◆ **Exercise task**
Write the lines out exactly as they stand, from the one containing "Rebuild this chart" through the one containing "const theoryFrom = 2;", and only those. Omit pictures.

---------- Provided material ----------

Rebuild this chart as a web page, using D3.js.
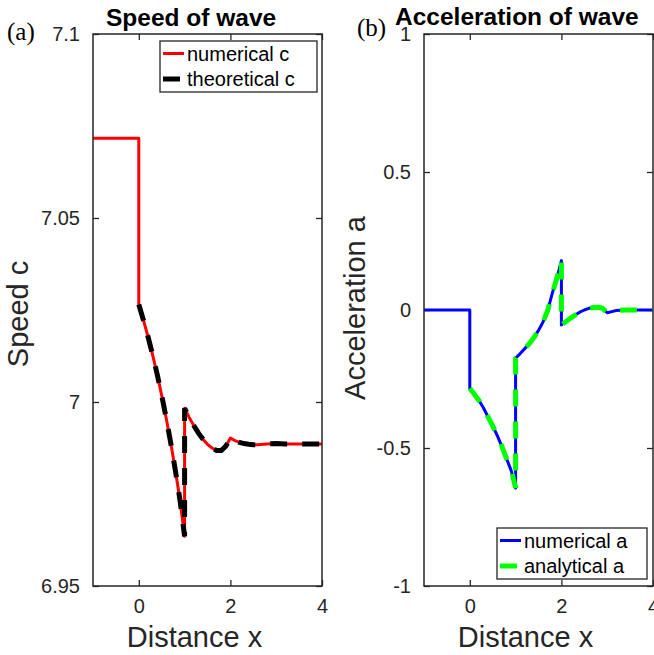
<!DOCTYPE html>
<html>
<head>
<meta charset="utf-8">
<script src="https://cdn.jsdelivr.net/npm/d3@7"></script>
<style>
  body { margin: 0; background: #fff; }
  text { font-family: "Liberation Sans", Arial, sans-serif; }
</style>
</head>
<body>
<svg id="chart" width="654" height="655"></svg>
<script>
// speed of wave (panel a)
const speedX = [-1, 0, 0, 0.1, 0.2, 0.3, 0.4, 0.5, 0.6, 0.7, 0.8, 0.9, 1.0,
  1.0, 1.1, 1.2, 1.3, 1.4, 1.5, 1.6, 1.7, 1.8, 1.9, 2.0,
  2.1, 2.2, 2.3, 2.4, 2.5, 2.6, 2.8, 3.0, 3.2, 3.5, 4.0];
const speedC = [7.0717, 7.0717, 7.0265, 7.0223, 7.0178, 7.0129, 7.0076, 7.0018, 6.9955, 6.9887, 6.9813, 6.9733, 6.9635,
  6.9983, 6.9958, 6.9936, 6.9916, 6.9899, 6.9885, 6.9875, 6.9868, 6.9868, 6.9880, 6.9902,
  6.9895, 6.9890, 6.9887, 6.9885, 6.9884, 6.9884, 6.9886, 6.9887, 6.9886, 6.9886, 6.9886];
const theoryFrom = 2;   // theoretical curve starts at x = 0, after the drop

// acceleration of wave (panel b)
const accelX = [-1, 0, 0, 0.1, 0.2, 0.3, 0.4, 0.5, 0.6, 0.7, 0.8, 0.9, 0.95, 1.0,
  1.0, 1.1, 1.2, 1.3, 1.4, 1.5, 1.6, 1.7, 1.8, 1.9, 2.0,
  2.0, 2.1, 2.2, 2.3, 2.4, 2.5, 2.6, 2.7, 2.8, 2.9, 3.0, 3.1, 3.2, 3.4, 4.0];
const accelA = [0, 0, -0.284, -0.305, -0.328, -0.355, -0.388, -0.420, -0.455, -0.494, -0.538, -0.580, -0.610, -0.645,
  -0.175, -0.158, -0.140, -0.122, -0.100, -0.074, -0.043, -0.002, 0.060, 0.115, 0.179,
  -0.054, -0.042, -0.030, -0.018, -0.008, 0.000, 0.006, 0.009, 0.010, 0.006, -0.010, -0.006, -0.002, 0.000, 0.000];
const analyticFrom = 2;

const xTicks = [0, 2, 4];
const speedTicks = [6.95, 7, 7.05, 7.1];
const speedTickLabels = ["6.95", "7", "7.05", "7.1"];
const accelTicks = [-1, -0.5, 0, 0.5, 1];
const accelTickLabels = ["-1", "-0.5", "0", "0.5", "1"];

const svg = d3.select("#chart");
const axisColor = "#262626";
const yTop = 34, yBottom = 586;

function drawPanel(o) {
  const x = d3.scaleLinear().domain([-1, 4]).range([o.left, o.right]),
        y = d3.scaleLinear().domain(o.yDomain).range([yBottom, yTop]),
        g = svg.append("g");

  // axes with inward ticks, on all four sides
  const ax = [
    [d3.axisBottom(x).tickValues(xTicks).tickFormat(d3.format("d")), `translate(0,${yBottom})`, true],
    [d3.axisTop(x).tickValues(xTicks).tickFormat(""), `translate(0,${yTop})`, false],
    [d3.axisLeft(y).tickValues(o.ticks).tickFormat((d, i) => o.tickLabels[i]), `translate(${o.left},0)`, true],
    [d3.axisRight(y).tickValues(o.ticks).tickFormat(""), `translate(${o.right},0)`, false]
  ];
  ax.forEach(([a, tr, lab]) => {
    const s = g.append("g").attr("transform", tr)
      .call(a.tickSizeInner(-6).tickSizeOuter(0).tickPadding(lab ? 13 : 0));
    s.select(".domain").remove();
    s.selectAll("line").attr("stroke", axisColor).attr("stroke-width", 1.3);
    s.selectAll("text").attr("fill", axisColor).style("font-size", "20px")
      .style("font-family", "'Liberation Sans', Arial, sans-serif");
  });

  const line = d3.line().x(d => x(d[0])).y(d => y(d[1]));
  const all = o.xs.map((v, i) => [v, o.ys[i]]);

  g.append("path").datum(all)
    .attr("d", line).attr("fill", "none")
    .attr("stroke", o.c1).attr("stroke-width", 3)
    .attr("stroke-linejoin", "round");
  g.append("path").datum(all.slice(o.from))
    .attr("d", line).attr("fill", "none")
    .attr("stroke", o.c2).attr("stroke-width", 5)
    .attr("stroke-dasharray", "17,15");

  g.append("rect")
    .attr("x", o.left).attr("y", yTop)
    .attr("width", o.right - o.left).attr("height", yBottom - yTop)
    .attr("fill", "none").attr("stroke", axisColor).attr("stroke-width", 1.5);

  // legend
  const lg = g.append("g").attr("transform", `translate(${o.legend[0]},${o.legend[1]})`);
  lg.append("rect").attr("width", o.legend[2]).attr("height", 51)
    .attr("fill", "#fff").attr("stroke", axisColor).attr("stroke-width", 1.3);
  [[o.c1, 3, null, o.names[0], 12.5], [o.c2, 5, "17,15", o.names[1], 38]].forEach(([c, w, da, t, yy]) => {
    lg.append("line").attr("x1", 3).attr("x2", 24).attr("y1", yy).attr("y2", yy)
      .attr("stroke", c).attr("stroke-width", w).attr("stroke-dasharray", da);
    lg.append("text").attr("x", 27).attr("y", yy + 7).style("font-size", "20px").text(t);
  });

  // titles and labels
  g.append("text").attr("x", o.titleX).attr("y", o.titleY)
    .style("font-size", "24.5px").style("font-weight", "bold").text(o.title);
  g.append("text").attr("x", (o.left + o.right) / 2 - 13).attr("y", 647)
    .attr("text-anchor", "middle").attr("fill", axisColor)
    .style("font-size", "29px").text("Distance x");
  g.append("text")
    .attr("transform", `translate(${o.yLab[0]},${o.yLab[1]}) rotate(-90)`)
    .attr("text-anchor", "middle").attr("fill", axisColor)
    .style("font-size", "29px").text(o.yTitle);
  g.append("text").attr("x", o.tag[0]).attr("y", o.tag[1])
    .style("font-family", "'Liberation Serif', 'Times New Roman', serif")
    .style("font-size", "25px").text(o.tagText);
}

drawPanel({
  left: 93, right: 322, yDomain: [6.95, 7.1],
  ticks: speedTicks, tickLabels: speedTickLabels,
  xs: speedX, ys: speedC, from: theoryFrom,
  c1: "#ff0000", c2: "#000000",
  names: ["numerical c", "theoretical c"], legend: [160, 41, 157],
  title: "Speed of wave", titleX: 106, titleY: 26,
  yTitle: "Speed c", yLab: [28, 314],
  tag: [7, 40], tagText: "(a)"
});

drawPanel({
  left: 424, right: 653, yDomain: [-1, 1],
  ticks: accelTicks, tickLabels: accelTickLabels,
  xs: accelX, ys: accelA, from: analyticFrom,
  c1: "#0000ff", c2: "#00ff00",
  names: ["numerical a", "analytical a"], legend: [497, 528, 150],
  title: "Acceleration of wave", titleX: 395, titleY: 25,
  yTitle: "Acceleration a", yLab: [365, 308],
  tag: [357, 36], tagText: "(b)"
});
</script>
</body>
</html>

----------
---------- Provided material ----------

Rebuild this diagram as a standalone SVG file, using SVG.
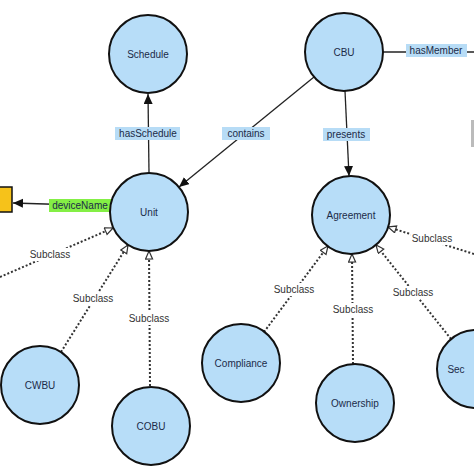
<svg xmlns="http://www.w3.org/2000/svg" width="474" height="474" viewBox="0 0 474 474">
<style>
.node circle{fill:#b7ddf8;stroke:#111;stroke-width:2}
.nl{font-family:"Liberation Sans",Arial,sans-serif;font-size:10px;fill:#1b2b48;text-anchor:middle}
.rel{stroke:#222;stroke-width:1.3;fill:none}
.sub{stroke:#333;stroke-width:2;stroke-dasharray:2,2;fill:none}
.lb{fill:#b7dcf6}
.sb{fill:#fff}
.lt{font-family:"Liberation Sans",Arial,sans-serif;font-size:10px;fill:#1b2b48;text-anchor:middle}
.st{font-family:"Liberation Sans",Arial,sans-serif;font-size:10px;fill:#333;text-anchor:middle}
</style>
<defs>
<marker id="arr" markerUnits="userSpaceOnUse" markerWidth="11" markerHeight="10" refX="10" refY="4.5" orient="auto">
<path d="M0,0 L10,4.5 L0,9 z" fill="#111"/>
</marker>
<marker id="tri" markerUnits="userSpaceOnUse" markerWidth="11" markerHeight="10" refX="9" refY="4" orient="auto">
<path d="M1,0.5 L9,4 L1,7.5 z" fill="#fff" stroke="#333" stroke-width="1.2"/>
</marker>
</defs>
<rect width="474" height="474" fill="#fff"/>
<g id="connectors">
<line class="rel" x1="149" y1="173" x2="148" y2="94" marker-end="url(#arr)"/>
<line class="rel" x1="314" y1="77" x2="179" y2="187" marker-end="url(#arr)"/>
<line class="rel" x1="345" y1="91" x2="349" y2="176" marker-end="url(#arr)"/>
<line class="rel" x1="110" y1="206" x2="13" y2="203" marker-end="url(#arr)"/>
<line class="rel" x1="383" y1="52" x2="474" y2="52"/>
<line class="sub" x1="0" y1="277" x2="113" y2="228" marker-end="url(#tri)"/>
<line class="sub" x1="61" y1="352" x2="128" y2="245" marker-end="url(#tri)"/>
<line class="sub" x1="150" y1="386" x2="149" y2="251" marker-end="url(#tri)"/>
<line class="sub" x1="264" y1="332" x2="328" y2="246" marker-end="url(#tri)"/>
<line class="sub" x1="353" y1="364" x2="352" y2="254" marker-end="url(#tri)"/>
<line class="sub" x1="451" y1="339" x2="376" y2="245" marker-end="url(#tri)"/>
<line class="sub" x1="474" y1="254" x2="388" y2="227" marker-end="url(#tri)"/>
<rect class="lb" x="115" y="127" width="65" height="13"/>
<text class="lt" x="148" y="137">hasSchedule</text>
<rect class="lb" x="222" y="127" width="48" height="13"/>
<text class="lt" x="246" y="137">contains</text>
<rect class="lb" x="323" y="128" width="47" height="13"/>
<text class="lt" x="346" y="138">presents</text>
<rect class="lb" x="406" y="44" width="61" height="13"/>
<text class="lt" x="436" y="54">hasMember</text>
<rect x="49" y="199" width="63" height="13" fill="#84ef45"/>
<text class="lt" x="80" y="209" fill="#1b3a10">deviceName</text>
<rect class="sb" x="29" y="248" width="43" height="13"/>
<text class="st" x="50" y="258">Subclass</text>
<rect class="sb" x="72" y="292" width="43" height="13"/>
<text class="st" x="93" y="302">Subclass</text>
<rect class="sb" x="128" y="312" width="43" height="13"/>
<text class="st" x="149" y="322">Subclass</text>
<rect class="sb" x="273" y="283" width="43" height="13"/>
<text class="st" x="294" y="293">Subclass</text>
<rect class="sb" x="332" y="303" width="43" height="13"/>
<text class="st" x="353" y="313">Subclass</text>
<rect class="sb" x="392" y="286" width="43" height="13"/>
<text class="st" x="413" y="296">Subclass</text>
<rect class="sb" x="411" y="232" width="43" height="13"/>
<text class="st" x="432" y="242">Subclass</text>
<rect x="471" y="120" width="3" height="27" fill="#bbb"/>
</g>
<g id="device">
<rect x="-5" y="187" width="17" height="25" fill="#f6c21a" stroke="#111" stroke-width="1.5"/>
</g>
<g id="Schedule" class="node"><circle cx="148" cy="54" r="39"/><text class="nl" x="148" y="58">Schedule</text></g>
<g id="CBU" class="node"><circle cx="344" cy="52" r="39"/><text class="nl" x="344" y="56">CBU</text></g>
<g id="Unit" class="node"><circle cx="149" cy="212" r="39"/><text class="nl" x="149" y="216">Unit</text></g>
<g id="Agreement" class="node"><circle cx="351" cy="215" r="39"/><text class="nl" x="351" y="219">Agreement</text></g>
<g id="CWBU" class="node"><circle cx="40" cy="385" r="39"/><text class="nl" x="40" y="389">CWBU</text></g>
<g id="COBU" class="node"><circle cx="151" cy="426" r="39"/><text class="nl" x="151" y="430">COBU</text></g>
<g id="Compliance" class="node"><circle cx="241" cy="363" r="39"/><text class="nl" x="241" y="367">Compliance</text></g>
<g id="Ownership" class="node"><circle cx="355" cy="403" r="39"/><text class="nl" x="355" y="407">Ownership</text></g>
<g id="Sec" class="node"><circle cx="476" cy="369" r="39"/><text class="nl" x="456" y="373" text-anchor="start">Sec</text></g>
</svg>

----------
---------- Provided material ----------

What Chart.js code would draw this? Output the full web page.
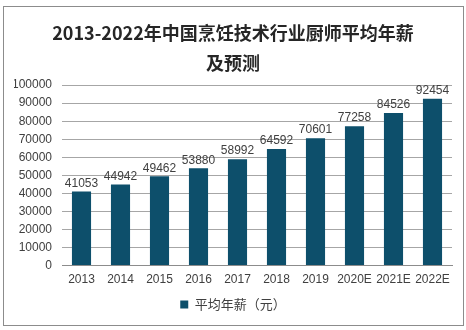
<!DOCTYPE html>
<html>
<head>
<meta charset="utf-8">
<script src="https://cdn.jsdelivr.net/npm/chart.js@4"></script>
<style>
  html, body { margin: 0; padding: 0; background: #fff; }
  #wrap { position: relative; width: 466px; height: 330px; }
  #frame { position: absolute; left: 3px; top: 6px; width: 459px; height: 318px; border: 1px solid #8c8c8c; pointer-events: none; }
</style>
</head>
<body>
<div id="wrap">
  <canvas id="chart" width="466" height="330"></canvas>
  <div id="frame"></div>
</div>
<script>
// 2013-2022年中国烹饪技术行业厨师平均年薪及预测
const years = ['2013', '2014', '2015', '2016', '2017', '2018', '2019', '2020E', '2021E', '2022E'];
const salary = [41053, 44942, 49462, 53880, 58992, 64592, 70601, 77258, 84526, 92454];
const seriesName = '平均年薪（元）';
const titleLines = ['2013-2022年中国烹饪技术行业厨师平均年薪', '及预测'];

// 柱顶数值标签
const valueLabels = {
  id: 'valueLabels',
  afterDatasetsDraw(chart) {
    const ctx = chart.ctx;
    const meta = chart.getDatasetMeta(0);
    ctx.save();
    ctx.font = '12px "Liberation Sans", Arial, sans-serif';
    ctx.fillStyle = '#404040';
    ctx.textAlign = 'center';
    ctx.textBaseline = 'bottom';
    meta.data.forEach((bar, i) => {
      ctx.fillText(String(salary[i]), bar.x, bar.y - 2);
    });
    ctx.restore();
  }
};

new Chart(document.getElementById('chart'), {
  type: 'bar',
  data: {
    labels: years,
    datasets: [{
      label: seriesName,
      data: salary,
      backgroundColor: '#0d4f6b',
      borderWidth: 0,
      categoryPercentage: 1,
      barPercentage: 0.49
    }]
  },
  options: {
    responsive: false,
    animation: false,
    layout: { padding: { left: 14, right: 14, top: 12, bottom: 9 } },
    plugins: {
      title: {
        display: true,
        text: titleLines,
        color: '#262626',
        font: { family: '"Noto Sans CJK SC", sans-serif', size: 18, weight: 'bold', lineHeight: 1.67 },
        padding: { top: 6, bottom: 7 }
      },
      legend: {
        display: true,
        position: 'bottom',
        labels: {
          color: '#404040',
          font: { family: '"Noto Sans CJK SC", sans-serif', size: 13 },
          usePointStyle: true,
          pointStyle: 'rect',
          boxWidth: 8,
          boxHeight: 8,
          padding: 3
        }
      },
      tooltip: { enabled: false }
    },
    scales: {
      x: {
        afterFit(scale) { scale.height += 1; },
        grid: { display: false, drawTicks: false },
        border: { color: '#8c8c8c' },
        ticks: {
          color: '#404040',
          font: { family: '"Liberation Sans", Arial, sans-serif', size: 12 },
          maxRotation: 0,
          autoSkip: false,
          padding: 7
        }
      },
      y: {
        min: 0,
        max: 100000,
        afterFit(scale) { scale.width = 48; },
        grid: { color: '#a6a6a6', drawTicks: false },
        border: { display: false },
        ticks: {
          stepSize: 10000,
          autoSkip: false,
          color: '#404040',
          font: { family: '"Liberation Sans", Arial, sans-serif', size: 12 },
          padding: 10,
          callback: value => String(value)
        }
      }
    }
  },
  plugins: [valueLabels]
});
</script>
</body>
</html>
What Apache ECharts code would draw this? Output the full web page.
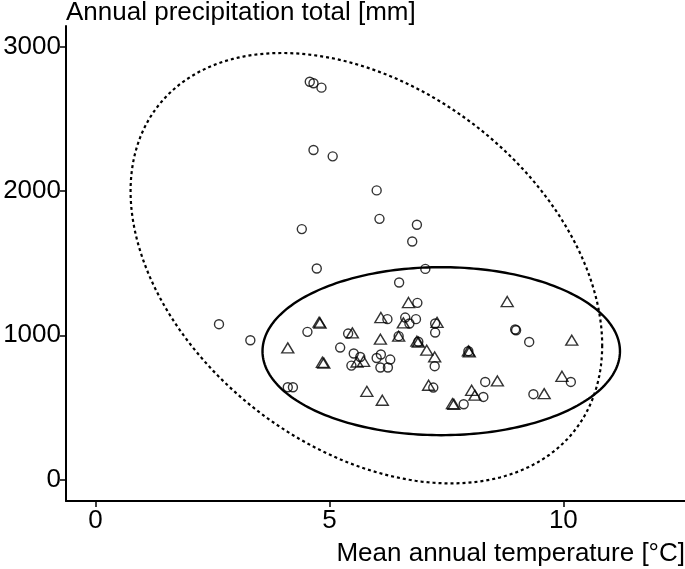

----------

◆ **Answer for this exercise**
Rebuild this chart as a web page, using D3.js.
<!DOCTYPE html>
<html>
<head>
<meta charset="utf-8">
<script src="https://cdn.jsdelivr.net/npm/d3@7"></script>
<style>
  body { margin: 0; background: #fff; }
  text { font-family: "Liberation Sans", Arial, sans-serif; }
</style>
</head>
<body>
<svg id="chart" width="654" height="655"></svg>
<script>
// speed of wave (panel a)
const speedX = [-1, 0, 0, 0.1, 0.2, 0.3, 0.4, 0.5, 0.6, 0.7, 0.8, 0.9, 1.0,
  1.0, 1.1, 1.2, 1.3, 1.4, 1.5, 1.6, 1.7, 1.8, 1.9, 2.0,
  2.1, 2.2, 2.3, 2.4, 2.5, 2.6, 2.8, 3.0, 3.2, 3.5, 4.0];
const speedC = [7.0717, 7.0717, 7.0265, 7.0223, 7.0178, 7.0129, 7.0076, 7.0018, 6.9955, 6.9887, 6.9813, 6.9733, 6.9635,
  6.9983, 6.9958, 6.9936, 6.9916, 6.9899, 6.9885, 6.9875, 6.9868, 6.9868, 6.9880, 6.9902,
  6.9895, 6.9890, 6.9887, 6.9885, 6.9884, 6.9884, 6.9886, 6.9887, 6.9886, 6.9886, 6.9886];
const theoryFrom = 2;   // theoretical curve starts at x = 0, after the drop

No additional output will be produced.